Lo que no perdonan a Salman
Rushdie, desde la insignificancia de un escritor, ha recordado a todos los que creemos en un mundo libre que una sátira vale más que mil millones de ofendidos, y que el día en que lo olvidemos, no habrá más risas.
Como casi todos los seres humanos, un escritor es algo muy frágil. Incluso los que parecen poderosos, los que se adornan con premios Nobel y honores de prohombre. Incluso los que acumulan fortunas con las ventas de sus libros. Por más que parezcan gigantes a los ojos de quienes los admiran y hasta de quienes los detestan, los escritores son seres tan delicados que solo crecen bien en climas civilizados y democráticos. Viven expuestos a cualquier inclemencia, son terriblemente vulnerables a los ataques de los poderosos y están indefensos ante quienes responden con violencia a sus palabras. Hay quien cree que lo más difícil de este oficio es vencer a la página en blanco, cuando lo aterrador es defender la página escrita ante quien quiere borrarla. Muy pocos soportan los ataques sin retractarse, y no creo que haya más de media docena de personas en el mundo capaces de aguantar lo que Salman Rushdie lleva casi media vida aguantando. Esa sentencia de muerte perenne, esa certeza de que hay millones de sádicos que querrían cobrarse su cabeza sin reclamar siquiera la recompensa millonaria que acompaña a la fetua, por el mero placer de cortarla.

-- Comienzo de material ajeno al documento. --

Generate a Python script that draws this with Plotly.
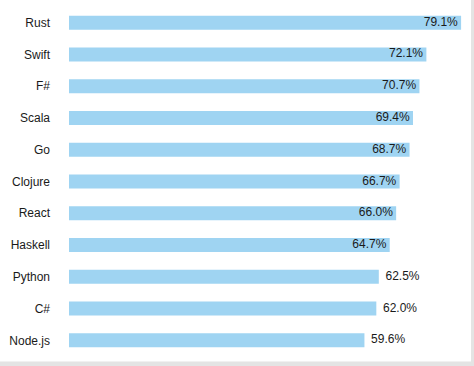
import plotly.graph_objects as go

languages = ["Rust", "Swift", "F#", "Scala", "Go", "Clojure", "React", "Haskell", "Python", "C#", "Node.js"]
values = [79.1, 72.1, 70.7, 69.4, 68.7, 66.7, 66.0, 64.7, 62.5, 62.0, 59.6]
label_sides = ["middle left"] * 8 + ["middle right"] * 3

FONT = "Liberation Sans, Arial, sans-serif"
W, H = 474, 366
ml, mr, mt, mb = 69, 3, 5, 8

fig = go.Figure()
fig.add_trace(go.Bar(
    y=languages,
    x=values,
    orientation="h",
    marker=dict(color="#9fd4f2", line=dict(width=0)),
    hoverinfo="skip",
))
fig.add_trace(go.Scatter(
    y=languages,
    x=values,
    mode="text",
    text=[(f"{v:.1f}% " if s == "middle left" else f"  {v:.1f}%") for v, s in zip(values, label_sides)],
    textposition=label_sides,
    textfont=dict(family=FONT, size=12, color="#1a1a1a"),
    cliponaxis=False,
    hoverinfo="skip",
))

pw = W - ml - mr
ph = H - mt - mb
fig.update_layout(
    width=W, height=H,
    margin=dict(l=ml, r=mr, t=mt, b=mb, pad=0, autoexpand=False),
    paper_bgcolor="white",
    plot_bgcolor="white",
    bargap=0.56,
    showlegend=False,
    xaxis=dict(range=[0, 81.1], visible=False, showgrid=False, zeroline=False, automargin=False),
    yaxis=dict(
        autorange="reversed", automargin=False,
        showgrid=False, zeroline=False, showline=False,
        ticks="", ticklabelstandoff=18,
        tickfont=dict(family=FONT, size=12, color="#1a1a1a"),
    ),
    shapes=[
        dict(type="rect", xref="paper", yref="paper",
             x0=1.0, x1=1.0 + 4 / pw, y0=-(mb + 1) / ph, y1=1 + (mt + 1) / ph,
             fillcolor="#e4e4e4", line=dict(width=0), layer="above"),
        dict(type="rect", xref="paper", yref="paper",
             x0=-(ml + 1) / pw, x1=1.0 + 4 / pw, y0=-(mb + 1) / ph, y1=-(mb - 4.5) / ph,
             fillcolor="#e4e4e4", line=dict(width=0), layer="above"),
    ],
)

fig.write_html(
    "out.html",
    config={"displayModeBar": False},
    post_script="document.body.style.margin='0';document.body.style.overflow='hidden';",
)
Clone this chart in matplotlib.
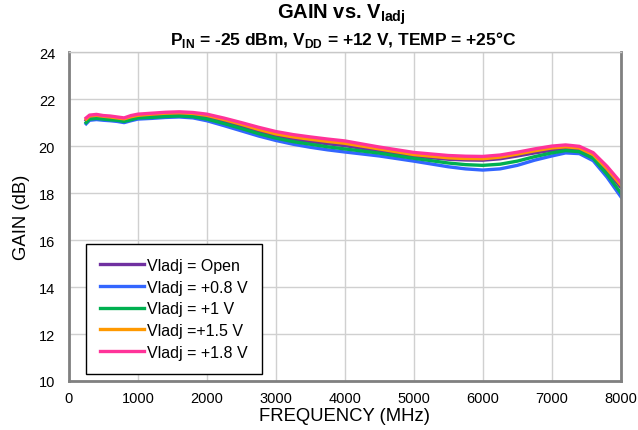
import matplotlib
matplotlib.use("Agg")
from matplotlib import pyplot as plt

plt.rcParams['font.family'] = ['Liberation Sans', 'DejaVu Sans']
plt.rcParams['mathtext.fontset'] = 'custom'
plt.rcParams['mathtext.rm'] = 'Liberation Sans'
plt.rcParams['mathtext.bf'] = 'Liberation Sans:bold'

# frequency points (MHz)
freq = [250, 300, 400, 500, 600, 700, 800, 900, 1000, 1200, 1400, 1600, 1800, 2000,
        2250, 2500, 2750, 3000, 3250, 3500, 3750, 4000, 4500, 5000, 5500, 5750,
        6000, 6250, 6500, 6750, 7000, 7200, 7400, 7600, 7800, 8000]

gain_open = [21.10, 21.25, 21.28, 21.23, 21.20, 21.17, 21.12, 21.20, 21.27, 21.31, 21.35,
             21.37, 21.34, 21.25, 21.06, 20.85, 20.63, 20.44, 20.30, 20.19, 20.10, 20.02,
             19.79, 19.57, 19.44, 19.41, 19.40, 19.46, 19.58, 19.71, 19.82, 19.89, 19.84,
             19.57, 18.95, 18.25]
gain_08 = [20.95, 21.10, 21.13, 21.10, 21.08, 21.05, 21.00, 21.08, 21.15, 21.18, 21.22,
           21.24, 21.20, 21.08, 20.87, 20.65, 20.43, 20.24, 20.08, 19.95, 19.84, 19.75,
           19.58, 19.36, 19.12, 19.03, 18.98, 19.03, 19.18, 19.40, 19.58, 19.71, 19.68,
           19.38, 18.68, 17.85]
gain_1 = [21.00, 21.15, 21.18, 21.15, 21.12, 21.10, 21.05, 21.12, 21.20, 21.22, 21.26,
          21.28, 21.25, 21.15, 20.96, 20.75, 20.53, 20.34, 20.19, 20.08, 19.97, 19.88,
          19.70, 19.48, 19.28, 19.21, 19.18, 19.23, 19.36, 19.55, 19.71, 19.81, 19.76,
          19.48, 18.80, 18.00]
gain_15 = [21.15, 21.28, 21.31, 21.27, 21.24, 21.20, 21.16, 21.25, 21.31, 21.36, 21.40,
           21.42, 21.39, 21.31, 21.13, 20.93, 20.71, 20.52, 20.39, 20.29, 20.20, 20.12,
           19.88, 19.64, 19.50, 19.47, 19.46, 19.53, 19.66, 19.80, 19.92, 19.97, 19.92,
           19.64, 19.04, 18.35]
gain_18 = [21.20, 21.32, 21.35, 21.30, 21.28, 21.24, 21.20, 21.30, 21.36, 21.40, 21.44,
           21.46, 21.43, 21.36, 21.19, 21.00, 20.80, 20.62, 20.49, 20.39, 20.30, 20.22,
           19.96, 19.73, 19.60, 19.57, 19.56, 19.62, 19.74, 19.88, 20.00, 20.05, 19.99,
           19.72, 19.14, 18.45]

labels = ['Vladj = Open', 'Vladj = +0.8 V', 'Vladj = +1 V', 'Vladj =+1.5 V', 'Vladj = +1.8 V']
colors = ['#7030A0', '#3366FF', '#00B050', '#FF9900', '#FF3399']
series = [gain_open, gain_08, gain_1, gain_15, gain_18]

fig = plt.figure(figsize=(6.38, 4.31), dpi=100)
ax = fig.add_axes([0.108, 0.1137, 0.865, 0.763])

for g, c, lab in zip(series, colors, labels):
    ax.plot(freq, g, color=c, lw=2.4, label=lab, solid_joinstyle='round')

ax.set_xlim(0, 8000)
ax.set_ylim(10, 24)
ax.set_xticks(range(0, 8001, 1000))
ax.set_yticks(range(10, 25, 2))
ax.grid(True, color='#D0D0D0', lw=1)
ax.set_axisbelow(True)
ax.tick_params(length=0, labelsize=10.5)
ax.tick_params(axis='y', pad=10)
ax.tick_params(axis='x', pad=7)

for side in ['left', 'bottom', 'right']:
    ax.spines[side].set_color('#808080')
    ax.spines[side].set_linewidth(2)
ax.spines['top'].set_color('#C8C8C8')
ax.spines['top'].set_linewidth(1)

ax.set_xlabel('FREQUENCY (MHz)', fontsize=13.3, labelpad=2)
ax.set_ylabel('GAIN (dB)', fontsize=13.3, labelpad=6)

fig.text(0.535, 0.965, r'GAIN vs. V$_{\mathbf{Iadj}}$', ha='center', va='center',
         fontsize=14.5, fontweight='bold')
fig.text(0.537, 0.908,
         r'P$_{\mathbf{IN}}$ = -25 dBm, V$_{\mathbf{DD}}$ = +12 V, TEMP = +25°C',
         ha='center', va='center', fontsize=12.5, fontweight='bold')

leg = ax.legend(loc='lower left', bbox_to_anchor=(0.031, 0.021), fontsize=11.5,
                frameon=True, fancybox=False, edgecolor='black', framealpha=1,
                handlelength=2.75, handletextpad=0.15, labelspacing=0.42,
                borderpad=0.9, borderaxespad=0)
leg.get_frame().set_linewidth(1)

fig.savefig('out.png', dpi=100)
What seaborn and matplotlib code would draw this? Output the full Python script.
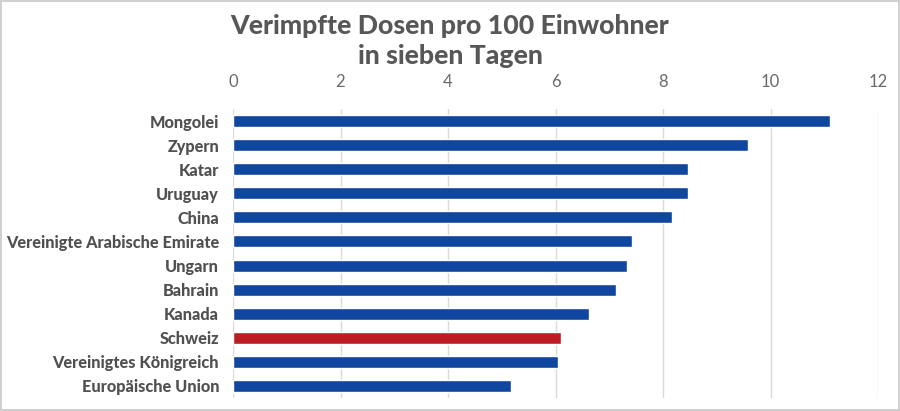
import matplotlib
matplotlib.use("Agg")
import matplotlib.pyplot as plt
import pandas as pd
import seaborn as sns

countries = [
    "Mongolei",
    "Zypern",
    "Katar",
    "Uruguay",
    "China",
    "Vereinigte Arabische Emirate",
    "Ungarn",
    "Bahrain",
    "Kanada",
    "Schweiz",
    "Vereinigtes Königreich",
    "Europäische Union",
]
doses = [11.11, 9.58, 8.47, 8.47, 8.17, 7.42, 7.33, 7.13, 6.63, 6.10, 6.05, 5.18]
highlight = "Schweiz"
x_ticks = [0, 2, 4, 6, 8, 10, 12]

BLUE = "#0F469F"
RED = "#BD1E24"


def main():
    df = pd.DataFrame({"land": countries, "dosen": doses})
    df["gruppe"] = ["ch" if c == highlight else "other" for c in df["land"]]

    sns.set_theme(style="white")
    plt.rcParams["font.family"] = ["Lato", "DejaVu Sans"]

    fig = plt.figure(figsize=(9, 4.11), dpi=100)
    fig.patch.set_edgecolor("#D0D0D0")
    fig.patch.set_linewidth(1.5)
    ax = fig.add_axes([233 / 900, 1 - 398 / 411, 645 / 900, 289 / 411])

    sns.barplot(
        data=df,
        x="dosen",
        y="land",
        hue="gruppe",
        palette={"other": BLUE, "ch": RED},
        saturation=1,
        orient="h",
        width=0.5,
        dodge=False,
        legend=False,
        ax=ax,
        zorder=3,
    )

    ax.set_xlim(0, 12)
    ax.set_xticks(x_ticks)
    ax.xaxis.tick_top()
    ax.tick_params(axis="x", length=0, pad=14, labelsize=12, labelcolor="#6A6A6A")
    ax.tick_params(axis="y", length=0, pad=10)
    for lbl in ax.get_yticklabels():
        lbl.set_fontweight("black")
        lbl.set_fontsize(11.7)
        lbl.set_color("#505050")

    ax.grid(axis="x", color="#DADADA", linewidth=1, zorder=0)
    for side in ["top", "right", "bottom", "left"]:
        ax.spines[side].set_visible(False)
    ax.set_xlabel("")
    ax.set_ylabel("")

    fig.text(
        0.5,
        1 - 41 / 411,
        "Verimpfte Dosen pro 100 Einwohner\nin sieben Tagen",
        ha="center",
        va="center",
        fontsize=19.2,
        fontweight="black",
        color="#575757",
        linespacing=1.25,
    )

    fig.savefig("out.png", dpi=100)
    plt.close(fig)


if __name__ == "__main__":
    main()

Eso es en el fondo lo que no le perdonan, su resistencia. Cualquier otro habría buscado un acuerdo, una forma de salvar el pellejo mediante la disculpa o, por lo menos, la desaparición, pero él incluso se regodeó en la herejía, para eliminar cualquier sombra de sospecha de remordimiento, con un libro autobiográfico que se lee sin pestañear, Joseph Anton. Rushdie no solo se ha negado a la muerte civil y literaria, sino que no ha dejado de escribir libros, engrandeciendo su nombre, acercándose peligrosamente al Nobel y recreándose en todos los placeres mundanos de la vida cultural occidental. Da conferencias, concede entrevistas y come con apetito y brinda con felicidad en todos los saraos a los que le invitan. Incluso se echa novias famosas que salen por la tele y hace cameos en series de televisión parodiándose a sí mismo, como en aquella temporada de Larry David en la que el protagonista quiere montar una producción de Broadway: Fetua, el musical.
Si algo caracteriza la imagen de Salman Rushdie es su risa y su sonrisa. No hay foto ni grabación en la que aparezca serio. Nada extraño en un escritor que se reclama cervantista y que ha heredado toda la sorna de la tradición británica. Sus carcajadas resuenan limpias en el cielo de los asesinos religiosos, que no conciben su persistencia en la alegría. Tal vez le perdonarían si dejara de reírse, si no militara de forma tan fanática en el placer de la civilización. Le perdonarían si, en vez de conversar, diera sermones; si en vez de chistes, predicara contra el pecado. Pero no ha habido manera. Rushdie, desde la conciencia de su fragilidad, desde la insignificancia de un escritor que solo tiene a mano sus palabras volanderas, ha recordado a todos los que creemos en un mundo libre que una sátira vale más que mil millones de ofendidos, y que el día en que lo olvidemos, no habrá más risas. Eso es lo que no le perdonan: ni los de la fetua ni los que templan gaitas con ellos.